State how many lines of the listing below include the word "this". Give only the number.
** Begin Raw data **
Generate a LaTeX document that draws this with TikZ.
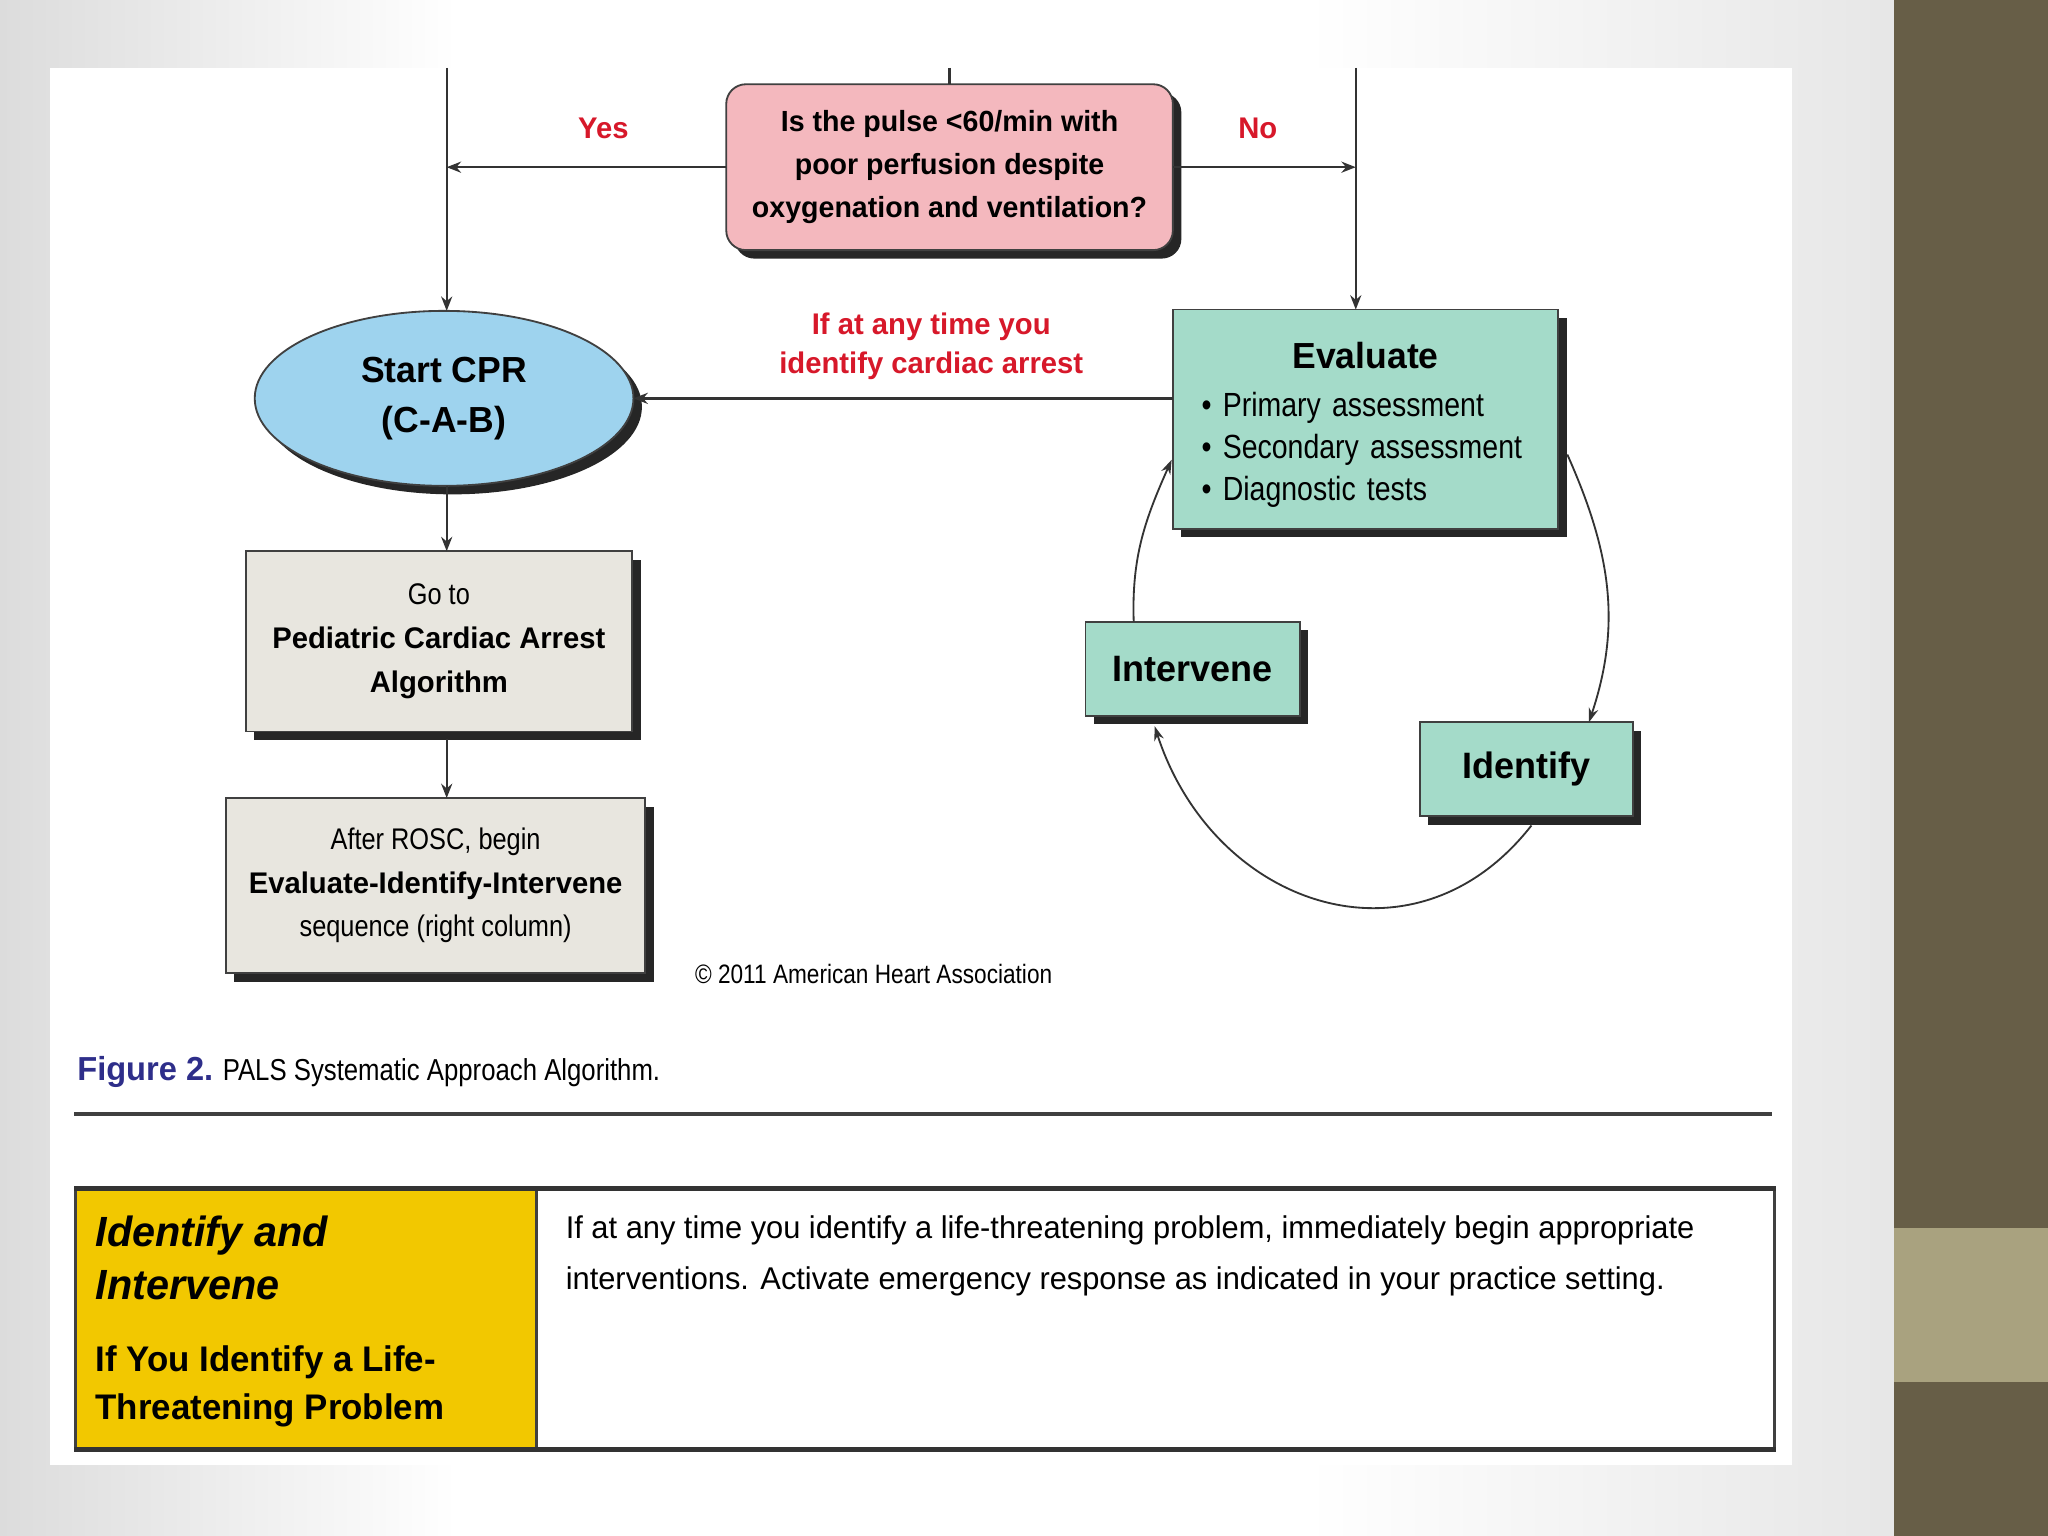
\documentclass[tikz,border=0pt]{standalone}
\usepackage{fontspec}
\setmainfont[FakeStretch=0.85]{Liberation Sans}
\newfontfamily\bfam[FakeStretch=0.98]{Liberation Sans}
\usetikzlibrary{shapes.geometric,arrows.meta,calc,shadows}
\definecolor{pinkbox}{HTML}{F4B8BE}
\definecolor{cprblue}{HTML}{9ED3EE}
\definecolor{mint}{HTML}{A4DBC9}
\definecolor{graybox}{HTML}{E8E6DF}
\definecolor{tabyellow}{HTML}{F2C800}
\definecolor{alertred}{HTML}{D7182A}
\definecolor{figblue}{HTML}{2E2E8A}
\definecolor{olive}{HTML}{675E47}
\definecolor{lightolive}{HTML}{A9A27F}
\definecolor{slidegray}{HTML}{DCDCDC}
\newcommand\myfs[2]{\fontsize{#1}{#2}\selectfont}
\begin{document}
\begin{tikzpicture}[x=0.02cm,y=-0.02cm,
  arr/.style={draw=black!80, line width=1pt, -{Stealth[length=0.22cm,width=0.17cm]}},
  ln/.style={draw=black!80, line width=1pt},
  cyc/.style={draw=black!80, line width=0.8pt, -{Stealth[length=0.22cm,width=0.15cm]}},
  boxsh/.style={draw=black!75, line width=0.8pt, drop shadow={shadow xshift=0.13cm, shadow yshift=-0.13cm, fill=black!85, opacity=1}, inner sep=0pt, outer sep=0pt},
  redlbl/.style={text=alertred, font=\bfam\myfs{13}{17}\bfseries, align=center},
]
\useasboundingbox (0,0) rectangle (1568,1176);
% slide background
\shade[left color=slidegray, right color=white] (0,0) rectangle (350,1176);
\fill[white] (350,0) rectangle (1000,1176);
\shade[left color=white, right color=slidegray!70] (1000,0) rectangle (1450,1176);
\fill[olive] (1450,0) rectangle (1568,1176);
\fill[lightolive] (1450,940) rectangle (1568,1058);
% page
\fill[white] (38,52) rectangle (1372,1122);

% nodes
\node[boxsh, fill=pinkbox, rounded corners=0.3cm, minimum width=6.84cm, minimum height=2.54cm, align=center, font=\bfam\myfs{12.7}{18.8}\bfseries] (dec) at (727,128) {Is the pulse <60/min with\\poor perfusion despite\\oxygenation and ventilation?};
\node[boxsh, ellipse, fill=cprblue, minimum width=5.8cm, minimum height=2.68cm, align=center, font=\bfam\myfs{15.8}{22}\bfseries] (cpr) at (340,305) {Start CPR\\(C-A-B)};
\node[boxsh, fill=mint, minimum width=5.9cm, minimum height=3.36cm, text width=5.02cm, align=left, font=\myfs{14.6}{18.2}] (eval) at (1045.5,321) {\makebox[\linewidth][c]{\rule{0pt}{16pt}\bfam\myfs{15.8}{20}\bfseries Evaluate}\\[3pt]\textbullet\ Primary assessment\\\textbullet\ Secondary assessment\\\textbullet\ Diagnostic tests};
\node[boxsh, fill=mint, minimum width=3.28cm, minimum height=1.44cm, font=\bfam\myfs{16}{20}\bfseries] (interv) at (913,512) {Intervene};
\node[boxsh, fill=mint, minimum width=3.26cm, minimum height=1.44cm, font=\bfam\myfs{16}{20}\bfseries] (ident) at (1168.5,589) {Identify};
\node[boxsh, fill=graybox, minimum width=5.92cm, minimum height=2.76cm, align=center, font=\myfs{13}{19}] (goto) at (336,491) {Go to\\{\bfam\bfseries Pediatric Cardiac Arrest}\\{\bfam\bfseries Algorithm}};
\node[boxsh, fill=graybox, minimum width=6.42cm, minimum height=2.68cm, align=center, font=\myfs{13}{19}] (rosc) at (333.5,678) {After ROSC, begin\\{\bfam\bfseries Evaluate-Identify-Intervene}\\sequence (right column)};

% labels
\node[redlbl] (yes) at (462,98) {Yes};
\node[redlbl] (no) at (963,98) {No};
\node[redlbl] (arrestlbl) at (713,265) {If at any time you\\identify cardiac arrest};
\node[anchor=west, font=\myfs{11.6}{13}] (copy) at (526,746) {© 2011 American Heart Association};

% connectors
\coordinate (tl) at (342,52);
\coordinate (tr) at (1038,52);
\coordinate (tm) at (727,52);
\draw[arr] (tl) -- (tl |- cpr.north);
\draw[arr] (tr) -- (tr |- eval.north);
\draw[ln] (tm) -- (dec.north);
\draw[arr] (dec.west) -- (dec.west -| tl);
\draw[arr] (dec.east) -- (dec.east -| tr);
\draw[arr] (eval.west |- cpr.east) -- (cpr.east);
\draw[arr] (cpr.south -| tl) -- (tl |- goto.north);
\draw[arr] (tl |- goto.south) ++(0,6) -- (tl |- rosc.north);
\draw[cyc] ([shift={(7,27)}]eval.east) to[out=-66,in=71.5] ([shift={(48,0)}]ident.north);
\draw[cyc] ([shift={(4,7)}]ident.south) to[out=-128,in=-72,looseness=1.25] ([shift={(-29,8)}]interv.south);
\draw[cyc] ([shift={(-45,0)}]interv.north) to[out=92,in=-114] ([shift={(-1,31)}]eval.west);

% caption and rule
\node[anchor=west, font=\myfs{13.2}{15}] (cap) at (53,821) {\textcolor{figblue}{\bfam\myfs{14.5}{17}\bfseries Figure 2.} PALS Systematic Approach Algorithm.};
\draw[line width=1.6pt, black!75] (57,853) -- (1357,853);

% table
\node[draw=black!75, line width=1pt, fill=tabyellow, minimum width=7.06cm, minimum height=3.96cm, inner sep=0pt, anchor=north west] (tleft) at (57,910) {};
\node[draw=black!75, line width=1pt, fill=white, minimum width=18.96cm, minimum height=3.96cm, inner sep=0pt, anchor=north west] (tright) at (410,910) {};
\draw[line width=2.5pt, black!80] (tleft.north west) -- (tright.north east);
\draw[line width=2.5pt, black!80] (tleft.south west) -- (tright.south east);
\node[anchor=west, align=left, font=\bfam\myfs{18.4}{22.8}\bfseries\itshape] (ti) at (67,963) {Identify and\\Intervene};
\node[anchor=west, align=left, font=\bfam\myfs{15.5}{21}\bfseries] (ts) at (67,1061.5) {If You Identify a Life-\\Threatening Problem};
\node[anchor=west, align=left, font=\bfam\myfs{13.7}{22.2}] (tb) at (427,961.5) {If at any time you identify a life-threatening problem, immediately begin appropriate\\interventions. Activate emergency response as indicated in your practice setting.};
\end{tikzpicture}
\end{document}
** End Raw data **
** Begin Raw data **
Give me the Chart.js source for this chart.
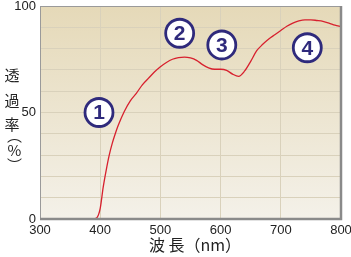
** End Raw data **
### Final answer
2